Steering shot -aftermkt replacement

so i am in the process of replacing my steering too due to it being very stiff. I spoke with a few people and one of them said that if i just grease the cable down near the engine i would be good to go. Is this just a temp fix and am i better off just replacing the whole cable and if so what size cable is needed for a 1989 v20? Summercooler1 i am out of atlantic highlands too. You have a slip there?

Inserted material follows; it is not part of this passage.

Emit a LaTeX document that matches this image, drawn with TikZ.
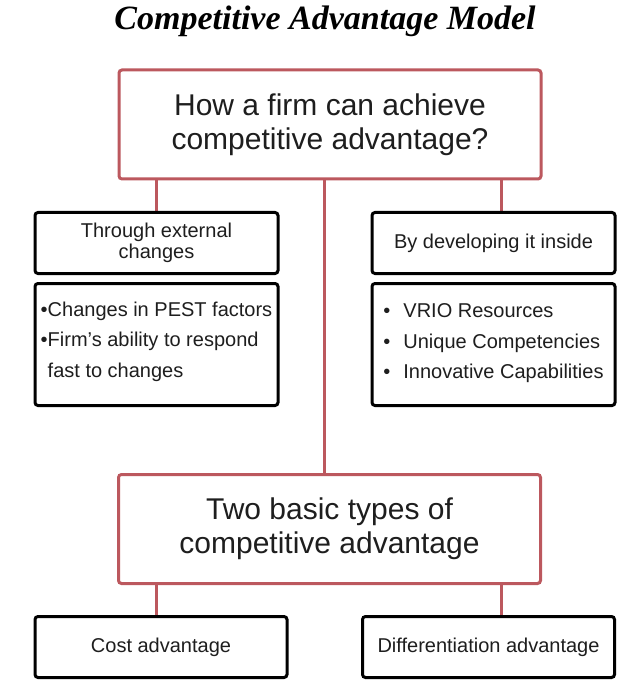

No, it's called maintenance.. all moving parts need to be maintained. Greese, oil and attention are the lifebloods of machinery. If you free up your steering by simply greesing the bottom end then that was the problem. As to your question about is it a temp fix or not, that answer lies with the attention thingie... inspect the cable outer jacket carefully for any cuts, abraisions, etc. Any place that would allow water to pass thru and into the cable itself. If there are none then chances are the steering cable is fine and your greese fix will be a permanant one. If there is a cut in the cable jacket then you'll eventually need to replace the cable assembly.. so in that case your fix is a temp one. SEAL ALL CUTS with silicone wrapped with tape after it's cured to extend the life of the cable. Red skys at night...
 
thank you for the great advice. Next time i head down to the boat i am going to grease the **** out of it and examine the cable. Thanks again for the quick response!
 
I just replaced my steering cable with the 4.2 no feedback. It was shot and I thought I could free it up, but no way. Had the no feedback on my last boat and it is excellent. Now as I found out(and others here) on my '87 there is no way to get the cable out without removing the motor. The cable solid part on the end is longer than the distance to the sides of the motorwell. I got around this by cutting a cable size u shape from the opening to the back of the transom. This way you can slide the new cable in. I will cover this with a plate from 1/4 starboard, then install a new rubber cable sleeve/boot. The cable I bought was 16' same as the factory used. But I think 17' might be a better choice. You dont even have a 1/2" to play with. For anyone doing this job, bolt cutters made the removal of the old one easy. But sliding out the old cable from the motor tube sleeve still required a hax saw to cut in half. This was before I made the cut for the cable. If you make the cut first, this too would be very easy. Teleflex recomends that you take the cable out of the sleeve every couple of years and clean out the greese. Put fresh grease and re-insert. This way it prevents build up which actually locks the cable. This is why I made the notch..what are you gonna do..remove your engine just to grease a cable? The other question was installing through the glove box. Yes it does install that way..one small issue is the 4.2 NFB is thicker, and you need to draw the cable inside then slide two bolts in to hold the collar. This can not be accomplished if the helm is installed first. There is no room for the bolts to slide in. Solution is to attach cable first..temporarily use the wheel to draw it in. Bolt the collar up...then push the helm up into place. A second set of hands would help..of course it was just me and 100 degrees...so it was tough. The 4.2 NFB system cost me $179.00 Shorts Marine in Del. It took about three hours to do..mainly brainstorming to get the cable out of the tube. Also too hot of a day. By the way the 4.2 is pretty much a direct replacement..the holes lined right up. Anyone with a tight steering should not be afraid to tackle this job. If you have not tried NFB steering..you will be amazed. It comes very close to Hydraulic. You can turn the wheel with one finger. Anyone has any questions...I'll see If I can help.